An area with at least a 1% annual chance of flooding. Coverage is typically mandatory for federally backed loans in these zones.
Is flood insurance required in Zone X?
Usually no, but it is highly recommended. Over 20% of all flood claims occur in “low-to-moderate” risk zones where drainage issues or sudden downpours can overwhelm local infrastructure.
What is the maximum coverage available through the NFIP?
The NFIP caps commercial building coverage at $500,000 and contents at $500,000. For many personal and commercial assets, this leaves a significant protection gap that private markets must fill.
How long is the waiting period for a new policy?
The NFIP typically has a 30-day waiting period. Private carriers like Neptune often reduce this to 10 days, or even zero days if the policy is required for a loan closing.
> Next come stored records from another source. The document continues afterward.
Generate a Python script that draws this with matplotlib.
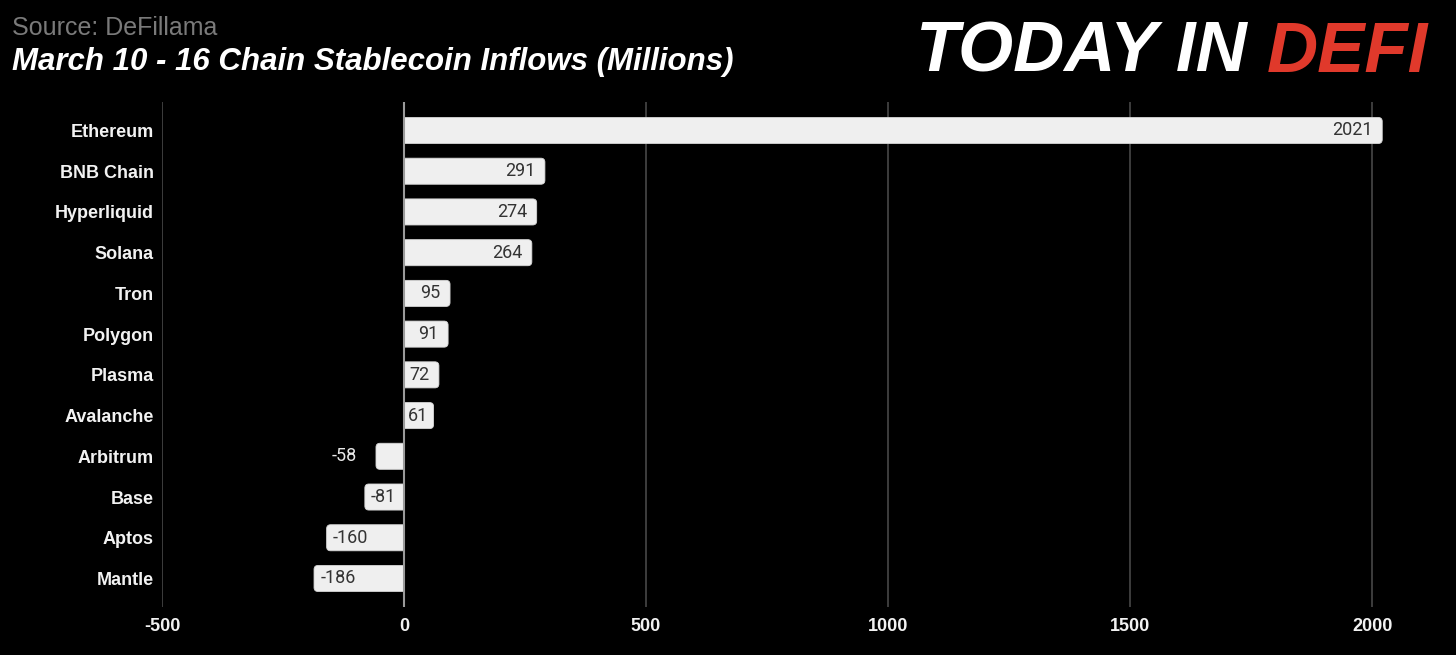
import matplotlib
matplotlib.use("Agg")
import matplotlib.pyplot as plt
from matplotlib.patches import PathPatch
from matplotlib.path import Path

# data
chains = ["Ethereum", "BNB Chain", "Hyperliquid", "Solana", "Tron", "Polygon",
          "Plasma", "Avalanche", "Arbitrum", "Base", "Aptos", "Mantle"]
inflows = [2021, 291, 274, 264, 95, 91, 72, 61, -58, -81, -160, -186]
xticks = [-500, 0, 500, 1000, 1500, 2000]

plt.rcParams['font.family'] = ['Liberation Sans', 'DejaVu Sans']

fig = plt.figure(figsize=(14.56, 6.55), dpi=100, facecolor='black')
ax = fig.add_axes([0.1113, 0.0733, 0.851, 0.771])
ax.set_facecolor('black')

ypos = list(range(len(chains)))
bars = ax.barh(ypos, inflows, height=0.64, color='#efefef', zorder=3)

# redraw each bar with a rounded outer end (radius ~4 px)
rx, ry = 8.3, 0.098
for b in bars:
    b.set_visible(False)
    x0, yb, w, h = b.get_x(), b.get_y(), b.get_width(), b.get_height()
    x1, yt = x0 + w, yb + h
    s = 1 if w >= 0 else -1
    verts = [(x0, yb), (x1 - s * rx, yb), (x1, yb), (x1, yb + ry),
             (x1, yt - ry), (x1, yt), (x1 - s * rx, yt), (x0, yt), (x0, yb)]
    codes = [Path.MOVETO, Path.LINETO, Path.CURVE3, Path.CURVE3,
             Path.LINETO, Path.CURVE3, Path.CURVE3, Path.LINETO, Path.CLOSEPOLY]
    ax.add_patch(PathPatch(Path(verts, codes), fc='#efefef', ec='#d6d6d6',
                           lw=0.6, zorder=3))

ax.set_xlim(-500, 2060)
ax.set_ylim(len(chains) - 0.3, -0.7)
ax.set_xticks(xticks)
ax.set_xticklabels([str(t) for t in xticks])
ax.set_yticks(ypos)
ax.set_yticklabels(chains)
ax.tick_params(axis='both', length=0, colors='white', labelsize=13)
ax.tick_params(axis='y', pad=6)
ax.tick_params(axis='x', pad=8)
for lab in ax.get_xticklabels() + ax.get_yticklabels():
    lab.set_fontweight('bold')
    lab.set_color('#f2f2f2')

ax.grid(axis='x', color='#474747', linewidth=1.2, zorder=0)
ax.axvline(0, color='#9a9a9a', linewidth=1.5, zorder=4)
for s in ax.spines.values():
    s.set_visible(False)

# value labels
vfont = dict(fontsize=13, family=['Roboto', 'DejaVu Sans'], va='center', zorder=5)
for y, v in zip(ypos, inflows):
    if v >= 65:
        ax.annotate(str(v), (v, y), xytext=(-7, 0), textcoords='offset points',
                    ha='right', color='#333333', **vfont)
    elif v >= 0:
        ax.annotate(str(v), (0, y), xytext=(3, 0), textcoords='offset points',
                    ha='left', color='#333333', **vfont)
    elif v > -70:
        ax.annotate(str(v), (v, y), xytext=(-14, 0), textcoords='offset points',
                    ha='right', color='#e8e8e8', **vfont)
    else:
        ax.annotate(str(v), (v, y), xytext=(4.5, 0), textcoords='offset points',
                    ha='left', color='#333333', **vfont)

# header
fig.text(12 / 1456, 1 - 28 / 655, "Source: DeFillama", color='#7a7a7a',
         fontsize=18, va='center', ha='left')
fig.text(12 / 1456, 1 - 62 / 655, "March 10 - 16 Chain Stablecoin Inflows (Millions)",
         color='white', fontsize=22.5, fontweight='bold', fontstyle='italic',
         va='center', ha='left')

logo_y = 1 - 54 / 655
t1 = fig.text(916 / 1456, logo_y, "TODAY IN ", color='white', fontsize=51,
              fontweight='bold', fontstyle='italic', va='center', ha='left')
fig.canvas.draw()
bb = t1.get_window_extent()
fig.text(bb.x1 / 1456, logo_y, "DEFI", color='#e0392b', fontsize=51,
         fontweight='bold', fontstyle='italic', va='center', ha='left')

fig.savefig("out.png", dpi=100, facecolor='black')
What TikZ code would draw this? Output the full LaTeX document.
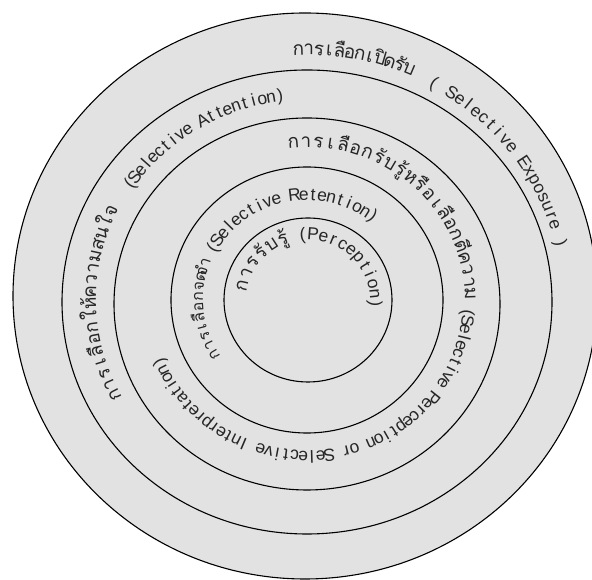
\documentclass[tikz,border=0pt]{standalone}
\usepackage{fontspec}
\setmainfont{Liberation Sans}
\newfontfamily\thaifont[Script=Thai]{Loma}
\newcommand\latf{\fontsize{17.5}{20}\selectfont}
\newcommand\thf{\thaifont\fontsize{19}{23}\selectfont}
\newcommand\thsf{\thaifont\fontsize{16}{19}\selectfont}
\newlength\chw
\makeatletter
% #1 cx, #2 cy, #3 rx, #4 ry, #5 start angle, #6 end angle, #7 font, #8 list of glyph clusters
\newcommand\arcfill[8]{%
  \gdef\arc@tot{0}\gdef\arc@n{0}%
  \foreach \ch in {#8}{%
    \settowidth\chw{#7\ch}%
    \pgfmathsetmacro\arc@t{\arc@tot+\chw}\xdef\arc@tot{\arc@t}%
    \pgfmathtruncatemacro\arc@m{\arc@n+1}\xdef\arc@n{\arc@m}}%
  \pgfmathsetmacro\arc@r{(#3+#4)/2}%
  \pgfmathsetmacro\arc@nat{\arc@tot/\arc@r*57.29578}%
  \pgfmathsetmacro\arc@ex{((#5)-(#6)-\arc@nat)/\arc@n}%
  \xdef\arc@cur{#5}%
  \foreach \ch in {#8}{%
    \settowidth\chw{#7\ch}%
    \pgfmathsetmacro\arc@d{\chw/\arc@r*57.29578+\arc@ex}%
    \pgfmathsetmacro\arc@mid{\arc@cur-\arc@d/2}%
    \node[arcglyph,rotate=\arc@mid-90] at ([shift={(\arc@mid:#3 and #4)}]#1,#2) {#7\ch};
    \pgfmathsetmacro\arc@nx{\arc@cur-\arc@d}\xdef\arc@cur{\arc@nx}}%
}
\makeatother
\definecolor{ringfill}{RGB}{226,226,226}
\begin{document}
\begin{tikzpicture}[x=1pt,y=1pt,
  ring/.style={draw=black,line width=1.1pt},
  arcglyph/.style={anchor=base,inner sep=0pt,text=black!85}]
\useasboundingbox (0,0) rectangle (592,580);
\clip (0,0) rectangle (592,580);
\fill[white] (0,0) rectangle (592,580);
% rings
\path[ring,fill=ringfill] (305,284) ellipse [x radius=292,y radius=283];
\path[ring] (307,278) ellipse [x radius=245,y radius=232];
\path[ring] (307,276) ellipse [x radius=193,y radius=186];
\path[ring] (307,280) ellipse [x radius=136,y radius=133];
\path[ring] (308,280) ellipse [x radius=84,y radius=82];
% ring 1: Selective Exposure
\arcfill{307}{280}{257}{245}{93}{66}{\thf}{ก,า,ร,เ,ลื,อ,ก,เ,ปิ,ด,รั,บ}
\arcfill{307}{280}{255}{243}{62}{12}{\latf}{{(},~,S,e,l,e,c,t,i,v,e,~,E,x,p,o,s,u,r,e,~,{)}}
% ring 2: Selective Attention
\arcfill{307}{280}{211}{202}{209}{153}{\thf}{ก,า,ร,เ,ลื,อ,ก,ใ,ห้,ค,ว,า,ม,ส,น,ใ,จ}
\arcfill{307}{280}{209}{200}{147}{96}{\latf}{{(},S,e,l,e,c,t,i,v,e,~,A,t,t,e,n,t,i,o,n,{)}}
% ring 3: Selective Perception / Interpretation
\arcfill{307}{280}{158}{153}{97}{0}{\thf}{ก,า,ร,เ,ลื,อ,ก,รั,บ,รู้,ห,รื,อ,เ,ลื,อ,ก,ตี,ค,ว,า,ม}
\arcfill{307}{280}{156}{151}{-3}{-158}{\latf}{{(},S,e,l,e,c,t,i,v,e,~,P,e,r,c,e,p,t,i,o,n,~,o,r,~,S,e,l,e,c,t,i,v,e,~,I,n,t,e,r,p,r,e,t,a,t,i,o,n,{)}}
% ring 4: Selective Retention
\arcfill{307}{280}{104}{101}{214}{159}{\thsf}{ก,า,ร,เ,ลื,อ,ก,จ,ด,จำ}
\arcfill{307}{280}{103}{100}{153}{50}{\latf}{{(},S,e,l,e,c,t,i,v,e,~,R,e,t,e,n,t,i,o,n,{)}}
% inner: Perception
\arcfill{308}{280}{62}{60}{173}{106}{\thf}{ก,า,ร,รั,บ,รู้}
\arcfill{308}{280}{62}{60}{99}{-8}{\latf}{{(},P,e,r,c,e,p,t,i,o,n,{)}}
\end{tikzpicture}
\end{document}
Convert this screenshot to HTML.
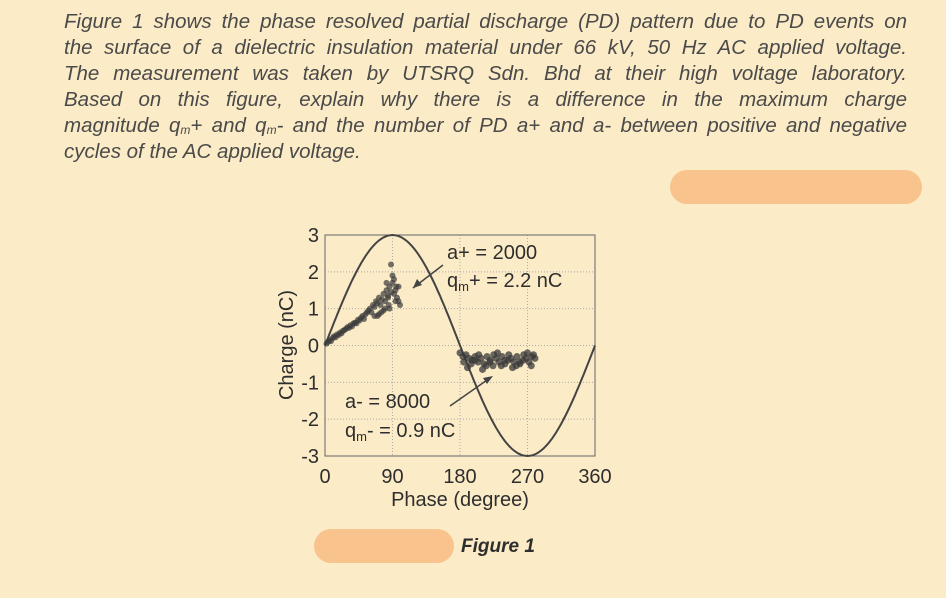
<!DOCTYPE html>
<html><head><meta charset="utf-8"><style>
body{margin:0;width:946px;height:598px;background:#fbebc6;overflow:hidden;position:relative;font-family:"Liberation Sans",sans-serif}
#q{position:absolute;left:64px;top:9px;width:843px;font-style:italic;font-size:20.5px;line-height:26px;color:#4a4a4a}
#q div{text-align:justify;text-align-last:justify;height:26px;white-space:nowrap}
#q div.last{text-align-last:left}
#q sub{font-size:12px;line-height:0;position:relative;top:2px;vertical-align:baseline}
.blob{position:absolute;background:#f8c38c;border-radius:18px}
svg{position:absolute;left:0;top:0}
</style></head><body>
<div id="q">
<div>Figure 1 shows the phase resolved partial discharge (PD) pattern due to PD events on</div>
<div>the surface of a dielectric insulation material under 66 kV, 50 Hz AC applied voltage.</div>
<div>The measurement was taken by UTSRQ Sdn. Bhd at their high voltage laboratory.</div>
<div>Based on this figure, explain why there is a difference in the maximum charge</div>
<div>magnitude q<sub>m</sub>+ and q<sub>m</sub>- and the number of PD a+ and a- between positive and negative</div>
<div class="last">cycles of the AC applied voltage.</div>
</div>
<div class="blob" style="left:670px;top:170px;width:252px;height:34px"></div>
<div class="blob" style="left:314px;top:529px;width:140px;height:34px"></div>
<svg id="c" width="946" height="598" font-family="Liberation Sans, sans-serif" fill="#2e2e2e"></svg>
<script>
const xTicks=[0,90,180,270,360];
const yTicks=[-3,-2,-1,0,1,2,3];
const posPhase=[2,4,6,8,10,12,14,16,18,20,22,24,26,28,30,32,34,36,38,40,42,44,46,48,50,52,54,56,58,60,62,64,66,68,70,72,74,76,78,80,82,84,86,88,90,92,94,96,98,100,70,75,80,85,90,95,88,92,84,78,72,66,82,86,94,98];
const posCharge=[0.05,0.1,0.15,0.12,0.2,0.25,0.22,0.3,0.28,0.35,0.33,0.4,0.42,0.45,0.5,0.48,0.55,0.52,0.6,0.62,0.6,0.7,0.68,0.75,0.8,0.72,0.85,0.9,0.95,1.0,0.9,1.1,1.05,1.2,1.15,1.3,1.1,1.25,1.4,1.2,1.5,1.3,1.6,1.45,1.7,1.4,1.5,1.3,1.2,1.1,0.8,0.9,1.0,1.1,1.9,1.6,2.2,1.8,1.35,0.95,0.85,0.8,1.7,1.0,1.2,1.6];
const negPhase=[180,184,188,192,196,200,204,208,212,216,220,224,228,232,236,240,244,248,252,256,260,264,268,272,276,280,185,195,205,215,225,235,245,255,265,275,190,210,230,250,270,200,220,240,260,278];
const negCharge=[-0.2,-0.3,-0.25,-0.35,-0.4,-0.3,-0.45,-0.35,-0.5,-0.3,-0.4,-0.55,-0.35,-0.45,-0.3,-0.5,-0.4,-0.35,-0.45,-0.3,-0.5,-0.4,-0.35,-0.45,-0.3,-0.35,-0.45,-0.5,-0.25,-0.55,-0.25,-0.55,-0.25,-0.55,-0.25,-0.55,-0.6,-0.65,-0.2,-0.6,-0.2,-0.4,-0.45,-0.4,-0.45,-0.25];
const X0=325,X1=595,YT=235,YB=456;
const sx=p=>X0+(p/360)*(X1-X0), sy=v=>YB-((v+3)/6)*(YB-YT);
const svg=document.getElementById('c'),NS='http://www.w3.org/2000/svg';
function mk(t,a,p){const e=document.createElementNS(NS,t);for(const k in a)e.setAttribute(k,a[k]);(p||svg).appendChild(e);return e;}
const grid=mk('g',{});


xTicks.forEach(t=>{if(t>0&&t<360)mk('line',{x1:sx(t),x2:sx(t),y1:YT,y2:YB,stroke:'#aaa','stroke-dasharray':'1,2'},grid);
 const l=mk('text',{x:sx(t),y:YB+27,'text-anchor':'middle','font-size':20});l.textContent=t;
 
 });
yTicks.forEach(t=>{if(t>-3&&t<3)mk('line',{x1:X0,x2:X1,y1:sy(t),y2:sy(t),stroke:'#aaa','stroke-dasharray':'1,2'},grid);
 const l=mk('text',{x:X0-6,y:sy(t)+7,'text-anchor':'end','font-size':20});l.textContent=t;
 
 });
const fr=mk('rect',{x:X0,y:YT,width:X1-X0,height:YB-YT,fill:'none',stroke:'#666'});


let d='';for(let p=0;p<=360;p+=3)d+=(p?'L':'M')+sx(p).toFixed(1)+','+sy(3*Math.sin(p*Math.PI/180)).toFixed(1);
const sine=mk('path',{d,fill:'none',stroke:'#444','stroke-width':2});


posPhase.forEach((p,i)=>{const c=mk('circle',{cx:sx(p),cy:sy(posCharge[i]),r:3,fill:'#3a3a3a','fill-opacity':0.7});
 
 });
negPhase.forEach((p,i)=>{const c=mk('circle',{cx:sx(p),cy:sy(negCharge[i]),r:3.5,fill:'#3a3a3a','fill-opacity':0.75});
 
 });
function txt(x,y,s,n,fs){const t=mk('text',{x,y,'font-size':fs||20});t.innerHTML=s;return t;}
txt(447,259,'a+ = 2000','annotation-a-plus');
txt(447,287,'q<tspan font-size="13" dy="4">m</tspan><tspan dy="-4">+ = 2.2 nC</tspan>','annotation-qm-plus');
txt(345,408,'a- = 8000','annotation-a-minus');
txt(345,437,'q<tspan font-size="13" dy="4">m</tspan><tspan dy="-4">- = 0.9 nC</tspan>','annotation-qm-minus');
mk('line',{x1:443,y1:265,x2:413,y2:288,stroke:'#444','stroke-width':1.5});
mk('path',{d:'M413,288 l4,-9 l5,6 z',fill:'#444'});
mk('line',{x1:450,y1:406,x2:490,y2:378,stroke:'#444','stroke-width':1.5});
mk('path',{d:'M493,376 l-10,2 l4,6 z',fill:'#444'});
const xl=txt(460,506,'Phase (degree)','x-axis-title');xl.setAttribute('text-anchor','middle');
const yl=txt(0,0,'Charge (nC)','y-axis-title');yl.setAttribute('text-anchor','middle');yl.setAttribute('transform','translate(293,345) rotate(-90)');
const fc=txt(498,552,'Figure 1','figure-caption',19);fc.setAttribute('text-anchor','middle');fc.setAttribute('font-style','italic');fc.setAttribute('font-weight','bold');
</script>
</body></html>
Does flood insurance cover lost revenue?
Standard NFIP policies do not cover business interruption. However, many private policies offer optional coverage for lost income and extra expenses incurred while the property is being repaired.
Does the zone alone determine the premium?
No. While FEMA flood zones provide a baseline, modern private carriers use sophisticated modeling that looks at property-specific elevation, proximity to water, and construction type to determine the final rate.
Is an Elevation Certificate (EC) always required for a quote?
Not necessarily. While an EC is often required for properties in Zone AE or VE under the NFIP, many private carriers use advanced geospatial data to provide a quote without one, saving the client time and money.